** GOAL OF THE EXERCISE **
Return, without pictures, the lines from the start of the data through the one that contains "(drift0) -- (drift1);".
== == ==
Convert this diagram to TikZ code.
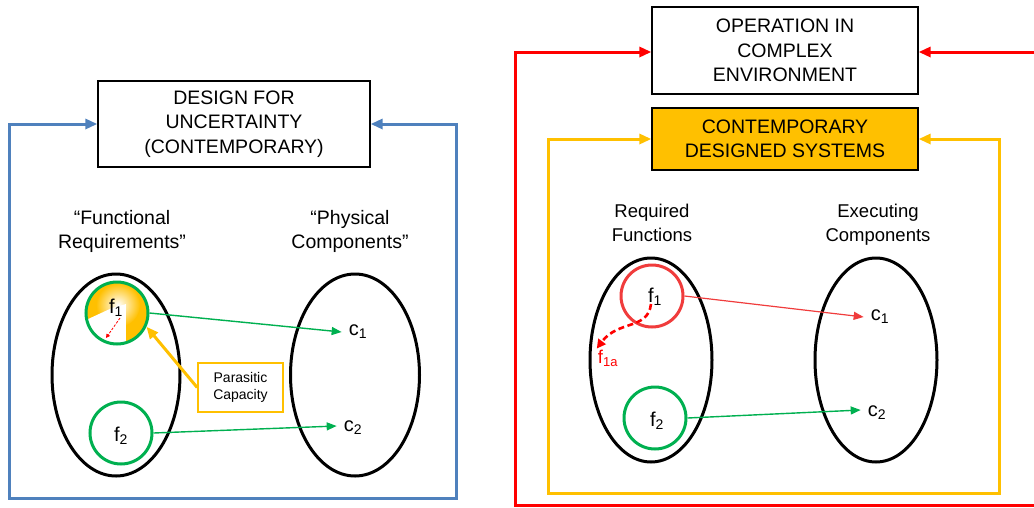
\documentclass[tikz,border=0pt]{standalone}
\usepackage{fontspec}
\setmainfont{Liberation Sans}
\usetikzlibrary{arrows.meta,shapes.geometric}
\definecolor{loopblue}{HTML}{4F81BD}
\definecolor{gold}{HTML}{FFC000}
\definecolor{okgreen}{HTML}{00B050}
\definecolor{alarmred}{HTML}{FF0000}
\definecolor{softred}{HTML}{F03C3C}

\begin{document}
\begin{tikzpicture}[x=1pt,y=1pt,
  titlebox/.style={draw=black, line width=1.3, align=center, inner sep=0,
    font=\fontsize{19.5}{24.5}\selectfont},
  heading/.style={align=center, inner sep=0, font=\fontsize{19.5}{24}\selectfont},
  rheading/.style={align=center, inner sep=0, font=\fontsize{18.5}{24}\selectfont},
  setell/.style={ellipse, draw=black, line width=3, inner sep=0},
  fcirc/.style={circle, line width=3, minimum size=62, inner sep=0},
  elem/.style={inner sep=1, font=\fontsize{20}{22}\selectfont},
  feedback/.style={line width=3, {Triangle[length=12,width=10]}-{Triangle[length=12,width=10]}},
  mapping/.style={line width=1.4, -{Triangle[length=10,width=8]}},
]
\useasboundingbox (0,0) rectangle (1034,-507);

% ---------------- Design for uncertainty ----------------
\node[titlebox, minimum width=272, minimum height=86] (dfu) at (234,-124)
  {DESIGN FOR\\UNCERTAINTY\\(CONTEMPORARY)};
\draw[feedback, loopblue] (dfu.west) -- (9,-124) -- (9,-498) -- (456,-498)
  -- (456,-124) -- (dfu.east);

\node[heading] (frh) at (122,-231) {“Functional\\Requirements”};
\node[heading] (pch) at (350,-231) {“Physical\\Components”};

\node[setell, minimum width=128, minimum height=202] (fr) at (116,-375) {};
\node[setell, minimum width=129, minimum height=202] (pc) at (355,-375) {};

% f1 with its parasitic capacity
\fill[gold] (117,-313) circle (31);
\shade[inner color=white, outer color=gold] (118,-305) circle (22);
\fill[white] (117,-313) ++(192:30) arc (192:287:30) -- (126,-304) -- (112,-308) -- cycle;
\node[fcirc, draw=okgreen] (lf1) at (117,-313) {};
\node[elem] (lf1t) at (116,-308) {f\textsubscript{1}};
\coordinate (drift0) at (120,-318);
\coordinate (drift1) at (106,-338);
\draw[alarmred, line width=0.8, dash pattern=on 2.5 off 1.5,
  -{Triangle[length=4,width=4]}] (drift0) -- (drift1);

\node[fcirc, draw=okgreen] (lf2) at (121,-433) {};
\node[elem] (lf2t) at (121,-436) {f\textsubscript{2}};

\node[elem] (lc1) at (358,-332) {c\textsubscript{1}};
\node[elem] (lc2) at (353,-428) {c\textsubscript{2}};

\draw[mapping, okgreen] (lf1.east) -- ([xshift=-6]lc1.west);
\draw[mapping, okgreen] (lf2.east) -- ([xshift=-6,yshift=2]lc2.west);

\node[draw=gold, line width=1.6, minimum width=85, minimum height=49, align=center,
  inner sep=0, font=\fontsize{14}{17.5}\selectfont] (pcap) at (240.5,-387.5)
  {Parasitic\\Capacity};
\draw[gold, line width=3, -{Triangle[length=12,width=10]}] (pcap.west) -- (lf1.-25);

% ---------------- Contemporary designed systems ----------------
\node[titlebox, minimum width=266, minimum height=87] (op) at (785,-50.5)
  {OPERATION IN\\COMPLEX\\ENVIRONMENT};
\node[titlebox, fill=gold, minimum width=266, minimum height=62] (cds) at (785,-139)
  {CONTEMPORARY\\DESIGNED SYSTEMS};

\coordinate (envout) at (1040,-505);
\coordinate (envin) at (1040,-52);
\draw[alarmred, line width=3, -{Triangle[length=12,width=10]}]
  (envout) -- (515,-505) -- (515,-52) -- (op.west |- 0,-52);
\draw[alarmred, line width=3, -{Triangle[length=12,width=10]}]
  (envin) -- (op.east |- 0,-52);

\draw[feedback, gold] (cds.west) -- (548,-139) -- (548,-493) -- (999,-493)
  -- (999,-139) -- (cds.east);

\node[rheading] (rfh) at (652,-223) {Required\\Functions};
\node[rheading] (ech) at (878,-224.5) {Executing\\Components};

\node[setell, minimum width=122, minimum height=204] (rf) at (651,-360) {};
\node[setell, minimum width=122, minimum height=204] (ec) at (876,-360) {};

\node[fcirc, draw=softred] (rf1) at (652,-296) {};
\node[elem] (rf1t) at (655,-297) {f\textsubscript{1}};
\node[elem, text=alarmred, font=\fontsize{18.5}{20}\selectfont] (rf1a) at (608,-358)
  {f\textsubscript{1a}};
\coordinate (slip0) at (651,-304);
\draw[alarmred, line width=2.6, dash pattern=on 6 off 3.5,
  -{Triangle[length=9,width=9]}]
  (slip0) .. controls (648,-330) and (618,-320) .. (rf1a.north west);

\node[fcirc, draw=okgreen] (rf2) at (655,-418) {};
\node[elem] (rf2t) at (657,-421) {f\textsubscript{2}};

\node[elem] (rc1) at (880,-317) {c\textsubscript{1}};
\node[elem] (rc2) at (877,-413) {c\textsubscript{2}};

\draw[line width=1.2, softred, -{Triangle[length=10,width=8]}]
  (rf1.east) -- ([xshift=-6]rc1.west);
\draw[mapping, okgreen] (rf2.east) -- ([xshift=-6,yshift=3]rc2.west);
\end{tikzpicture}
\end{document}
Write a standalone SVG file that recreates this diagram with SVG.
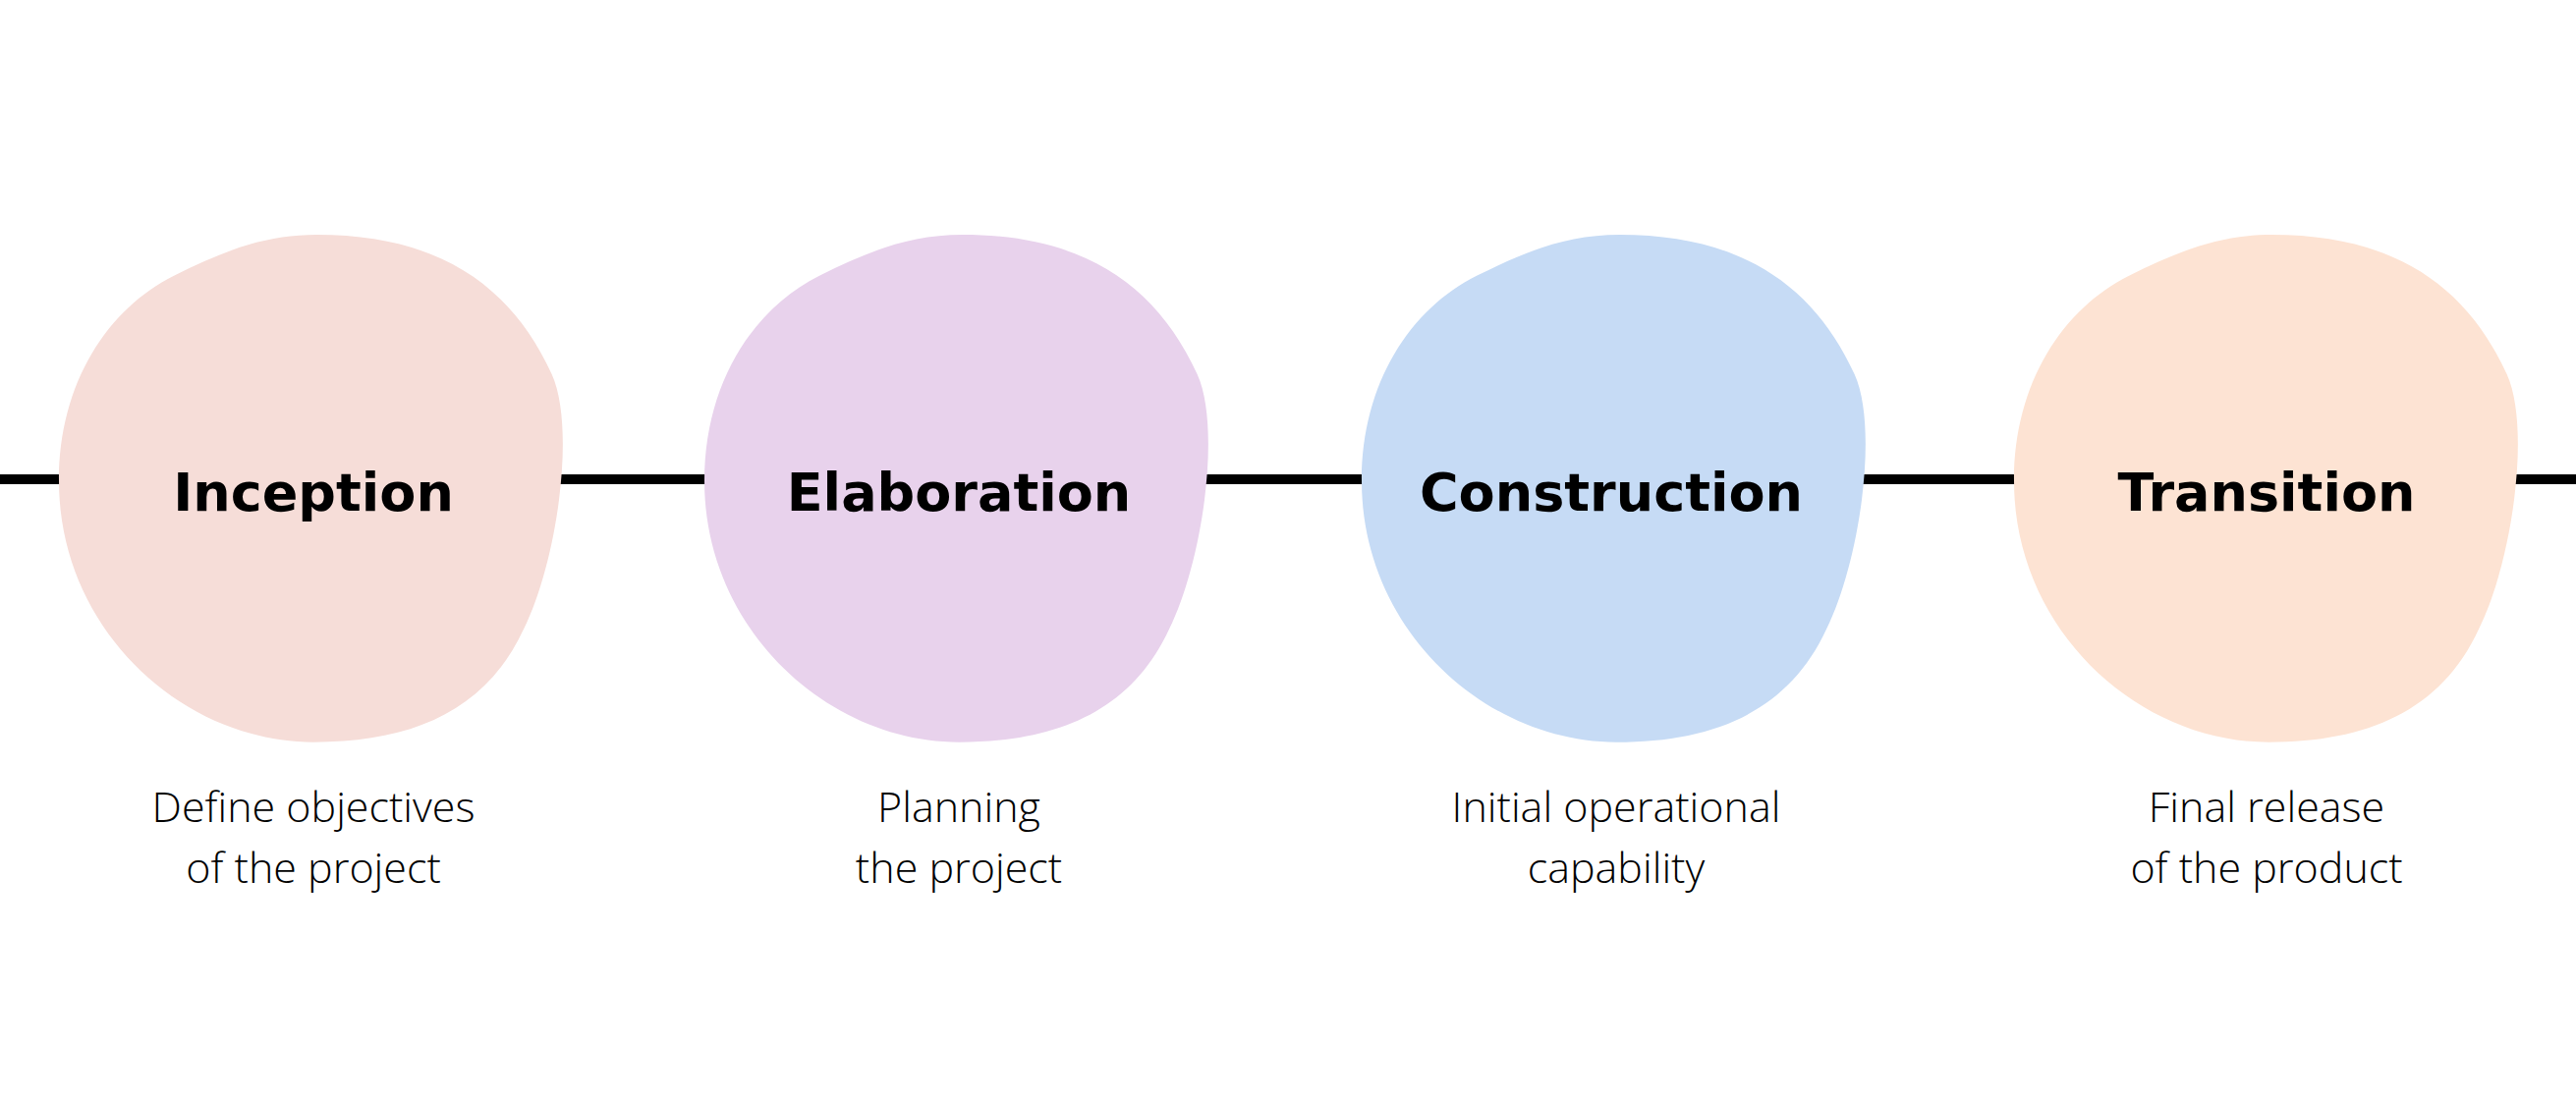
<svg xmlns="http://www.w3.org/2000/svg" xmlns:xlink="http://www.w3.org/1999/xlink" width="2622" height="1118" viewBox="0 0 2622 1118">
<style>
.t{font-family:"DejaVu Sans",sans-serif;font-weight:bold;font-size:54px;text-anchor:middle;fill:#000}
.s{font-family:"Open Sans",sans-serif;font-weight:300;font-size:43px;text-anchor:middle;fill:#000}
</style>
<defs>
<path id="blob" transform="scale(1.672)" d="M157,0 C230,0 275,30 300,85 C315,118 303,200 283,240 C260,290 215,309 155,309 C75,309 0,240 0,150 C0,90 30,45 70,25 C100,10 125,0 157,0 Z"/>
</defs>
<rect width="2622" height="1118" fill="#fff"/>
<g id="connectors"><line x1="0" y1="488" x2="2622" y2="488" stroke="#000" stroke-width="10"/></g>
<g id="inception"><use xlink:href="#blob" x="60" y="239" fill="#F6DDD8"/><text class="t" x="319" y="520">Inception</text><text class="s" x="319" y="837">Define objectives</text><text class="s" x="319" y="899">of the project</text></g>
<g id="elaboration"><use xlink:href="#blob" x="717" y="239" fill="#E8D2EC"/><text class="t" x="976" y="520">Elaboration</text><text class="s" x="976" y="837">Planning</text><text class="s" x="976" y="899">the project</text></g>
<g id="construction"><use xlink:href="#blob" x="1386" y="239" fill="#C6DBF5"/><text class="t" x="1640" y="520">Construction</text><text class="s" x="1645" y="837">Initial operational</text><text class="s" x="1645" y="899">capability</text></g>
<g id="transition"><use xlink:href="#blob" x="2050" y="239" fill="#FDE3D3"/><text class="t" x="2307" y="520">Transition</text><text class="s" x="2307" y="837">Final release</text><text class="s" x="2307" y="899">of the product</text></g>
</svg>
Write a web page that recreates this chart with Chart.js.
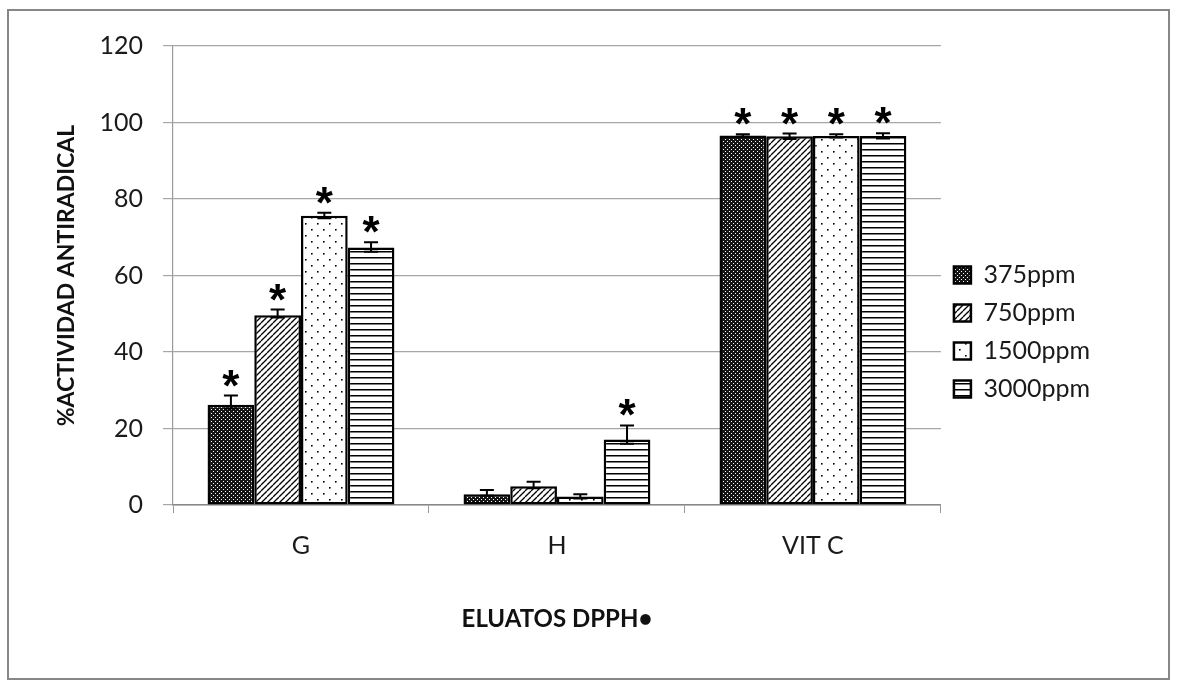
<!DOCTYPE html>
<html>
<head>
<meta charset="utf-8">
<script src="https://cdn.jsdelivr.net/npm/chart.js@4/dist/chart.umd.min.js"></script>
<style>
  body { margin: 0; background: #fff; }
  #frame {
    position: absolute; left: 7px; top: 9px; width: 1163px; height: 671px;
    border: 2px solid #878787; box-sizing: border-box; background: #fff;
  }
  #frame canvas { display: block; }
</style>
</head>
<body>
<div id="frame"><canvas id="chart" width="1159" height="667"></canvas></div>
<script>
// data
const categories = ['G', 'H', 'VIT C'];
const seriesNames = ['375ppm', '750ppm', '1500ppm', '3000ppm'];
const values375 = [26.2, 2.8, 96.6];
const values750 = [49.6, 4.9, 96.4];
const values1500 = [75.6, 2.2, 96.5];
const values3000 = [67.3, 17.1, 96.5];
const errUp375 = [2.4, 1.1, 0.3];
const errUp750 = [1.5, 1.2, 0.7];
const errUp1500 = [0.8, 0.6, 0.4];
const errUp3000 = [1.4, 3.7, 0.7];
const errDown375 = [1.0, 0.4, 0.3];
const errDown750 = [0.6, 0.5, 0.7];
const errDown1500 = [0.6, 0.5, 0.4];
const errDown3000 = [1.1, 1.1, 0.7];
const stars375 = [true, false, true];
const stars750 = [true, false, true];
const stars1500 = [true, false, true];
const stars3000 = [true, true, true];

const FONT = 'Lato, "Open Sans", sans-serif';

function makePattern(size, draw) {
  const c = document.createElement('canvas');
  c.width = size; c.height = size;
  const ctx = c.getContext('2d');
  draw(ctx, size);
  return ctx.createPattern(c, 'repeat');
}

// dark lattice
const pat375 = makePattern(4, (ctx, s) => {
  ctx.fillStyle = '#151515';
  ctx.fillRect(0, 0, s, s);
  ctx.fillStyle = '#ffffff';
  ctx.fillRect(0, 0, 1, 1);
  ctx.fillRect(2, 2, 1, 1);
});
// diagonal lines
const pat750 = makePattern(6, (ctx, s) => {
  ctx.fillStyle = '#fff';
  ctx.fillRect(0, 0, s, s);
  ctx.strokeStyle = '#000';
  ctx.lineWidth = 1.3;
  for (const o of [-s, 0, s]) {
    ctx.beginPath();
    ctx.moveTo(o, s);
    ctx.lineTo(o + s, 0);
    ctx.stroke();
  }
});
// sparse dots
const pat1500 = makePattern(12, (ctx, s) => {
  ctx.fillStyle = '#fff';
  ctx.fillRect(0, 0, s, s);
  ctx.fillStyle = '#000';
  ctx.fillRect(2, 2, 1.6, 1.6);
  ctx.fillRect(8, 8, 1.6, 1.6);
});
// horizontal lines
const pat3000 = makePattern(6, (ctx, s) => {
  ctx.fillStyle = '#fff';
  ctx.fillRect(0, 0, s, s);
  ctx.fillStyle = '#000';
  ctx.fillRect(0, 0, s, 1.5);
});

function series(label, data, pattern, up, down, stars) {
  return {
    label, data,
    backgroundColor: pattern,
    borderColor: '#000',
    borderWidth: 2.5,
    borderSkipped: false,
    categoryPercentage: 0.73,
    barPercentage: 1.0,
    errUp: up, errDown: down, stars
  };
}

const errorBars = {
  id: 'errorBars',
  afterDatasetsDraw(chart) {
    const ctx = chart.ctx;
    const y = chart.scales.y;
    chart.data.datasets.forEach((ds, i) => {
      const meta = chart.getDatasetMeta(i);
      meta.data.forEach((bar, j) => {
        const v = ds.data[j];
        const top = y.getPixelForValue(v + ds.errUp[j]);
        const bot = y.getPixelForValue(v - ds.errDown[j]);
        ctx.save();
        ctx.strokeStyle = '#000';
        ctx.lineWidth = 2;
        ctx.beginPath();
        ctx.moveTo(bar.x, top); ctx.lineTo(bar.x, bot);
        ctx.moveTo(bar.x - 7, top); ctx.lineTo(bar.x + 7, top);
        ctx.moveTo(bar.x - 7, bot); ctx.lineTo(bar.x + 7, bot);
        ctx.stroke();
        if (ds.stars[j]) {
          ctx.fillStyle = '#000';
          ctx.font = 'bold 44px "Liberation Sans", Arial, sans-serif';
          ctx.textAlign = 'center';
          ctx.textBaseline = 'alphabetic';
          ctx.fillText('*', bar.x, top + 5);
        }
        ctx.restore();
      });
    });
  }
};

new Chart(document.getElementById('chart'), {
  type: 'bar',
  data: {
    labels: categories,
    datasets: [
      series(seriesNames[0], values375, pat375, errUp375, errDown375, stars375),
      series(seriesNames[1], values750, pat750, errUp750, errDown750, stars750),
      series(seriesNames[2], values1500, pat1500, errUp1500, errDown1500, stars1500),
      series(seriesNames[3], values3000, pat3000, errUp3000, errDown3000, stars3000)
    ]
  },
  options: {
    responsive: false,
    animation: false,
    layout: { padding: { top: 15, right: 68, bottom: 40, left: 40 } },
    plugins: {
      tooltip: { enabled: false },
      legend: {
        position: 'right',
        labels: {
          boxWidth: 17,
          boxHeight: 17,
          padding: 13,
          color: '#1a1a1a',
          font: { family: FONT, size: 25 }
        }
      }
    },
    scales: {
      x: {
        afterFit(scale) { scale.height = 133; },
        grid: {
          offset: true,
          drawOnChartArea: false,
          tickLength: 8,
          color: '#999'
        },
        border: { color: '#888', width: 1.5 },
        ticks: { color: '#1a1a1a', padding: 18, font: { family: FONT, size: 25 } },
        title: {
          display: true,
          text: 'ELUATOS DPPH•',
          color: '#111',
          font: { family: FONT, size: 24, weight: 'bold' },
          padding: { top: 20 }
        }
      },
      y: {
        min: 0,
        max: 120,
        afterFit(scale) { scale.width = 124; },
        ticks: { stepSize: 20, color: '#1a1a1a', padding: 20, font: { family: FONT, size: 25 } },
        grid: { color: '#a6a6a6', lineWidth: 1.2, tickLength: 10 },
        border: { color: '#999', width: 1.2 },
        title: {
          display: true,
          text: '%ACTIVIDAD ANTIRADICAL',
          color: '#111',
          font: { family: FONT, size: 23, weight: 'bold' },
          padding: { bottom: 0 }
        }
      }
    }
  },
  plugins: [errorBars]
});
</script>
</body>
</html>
== == ==
** THE RESPONSE **
Convert this diagram to TikZ code.
\documentclass[tikz,border=0pt]{standalone}
\usepackage{fontspec}
\setmainfont{Liberation Sans}
\usetikzlibrary{arrows.meta,shapes.geometric}
\definecolor{loopblue}{HTML}{4F81BD}
\definecolor{gold}{HTML}{FFC000}
\definecolor{okgreen}{HTML}{00B050}
\definecolor{alarmred}{HTML}{FF0000}
\definecolor{softred}{HTML}{F03C3C}

\begin{document}
\begin{tikzpicture}[x=1pt,y=1pt,
  titlebox/.style={draw=black, line width=1.3, align=center, inner sep=0,
    font=\fontsize{19.5}{24.5}\selectfont},
  heading/.style={align=center, inner sep=0, font=\fontsize{19.5}{24}\selectfont},
  rheading/.style={align=center, inner sep=0, font=\fontsize{18.5}{24}\selectfont},
  setell/.style={ellipse, draw=black, line width=3, inner sep=0},
  fcirc/.style={circle, line width=3, minimum size=62, inner sep=0},
  elem/.style={inner sep=1, font=\fontsize{20}{22}\selectfont},
  feedback/.style={line width=3, {Triangle[length=12,width=10]}-{Triangle[length=12,width=10]}},
  mapping/.style={line width=1.4, -{Triangle[length=10,width=8]}},
]
\useasboundingbox (0,0) rectangle (1034,-507);

% ---------------- Design for uncertainty ----------------
\node[titlebox, minimum width=272, minimum height=86] (dfu) at (234,-124)
  {DESIGN FOR\\UNCERTAINTY\\(CONTEMPORARY)};
\draw[feedback, loopblue] (dfu.west) -- (9,-124) -- (9,-498) -- (456,-498)
  -- (456,-124) -- (dfu.east);

\node[heading] (frh) at (122,-231) {“Functional\\Requirements”};
\node[heading] (pch) at (350,-231) {“Physical\\Components”};

\node[setell, minimum width=128, minimum height=202] (fr) at (116,-375) {};
\node[setell, minimum width=129, minimum height=202] (pc) at (355,-375) {};

% f1 with its parasitic capacity
\fill[gold] (117,-313) circle (31);
\shade[inner color=white, outer color=gold] (118,-305) circle (22);
\fill[white] (117,-313) ++(192:30) arc (192:287:30) -- (126,-304) -- (112,-308) -- cycle;
\node[fcirc, draw=okgreen] (lf1) at (117,-313) {};
\node[elem] (lf1t) at (116,-308) {f\textsubscript{1}};
\coordinate (drift0) at (120,-318);
\coordinate (drift1) at (106,-338);
\draw[alarmred, line width=0.8, dash pattern=on 2.5 off 1.5,
  -{Triangle[length=4,width=4]}] (drift0) -- (drift1);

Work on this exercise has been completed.